At North Penn High School, Students Get Sobering Look at Distracted Driving
By Steve Tawa
LANSDALE, Pa. (CBS) -- Two accident-scene police investigators paid a visit to North Penn High School in Lansdale today, to give new drivers some key tips about safe driving habits.
Pennsylvania state trooper Morgan Crummy, of the Skippack Barracks, was encouraging them to buckle up and put down the social media gadgets.
Crummy set the tone for the 11th graders by playing a 911 call -- an intense exchange between a dispatcher and a young girl who had just witnessed her girlfriend losing control of a car and crashing.

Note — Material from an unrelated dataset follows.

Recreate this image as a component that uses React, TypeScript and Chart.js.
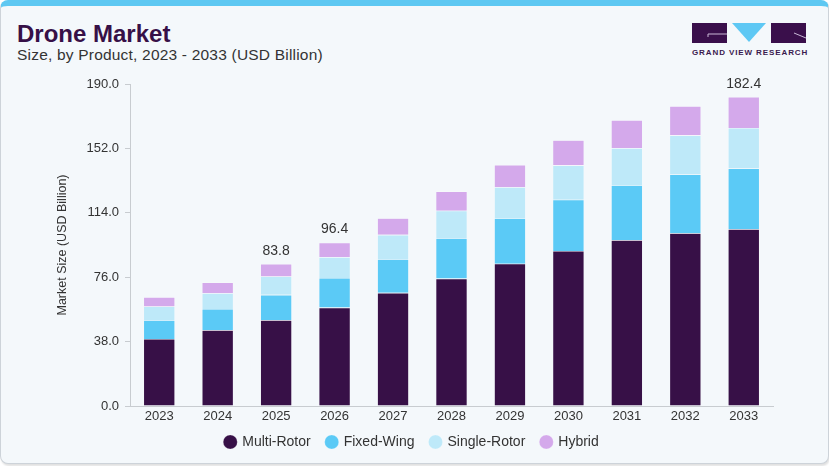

As the call is heard, still photos of the accident scene were shown.
Trooper Crummy then asked, "Who here has known anyone who died in a car accident?"
Six teens raised their hands. Crummy put her hand up too.
"I lost my best friend to a crash two years ago," she told the students.
Hatfield Township sergeant David McCreesh then gave them a scenario of driving on Route 309 and being distracted -- by texting, using the phone, or fiddling with the radio.
"At 55 miles per hour, how many feet per second are you traveling? It's roughly 75 feet per second," he noted.
McCreesh says a distracted driver could travel the length of a football field before realizing it, and that could result in a deadly accident.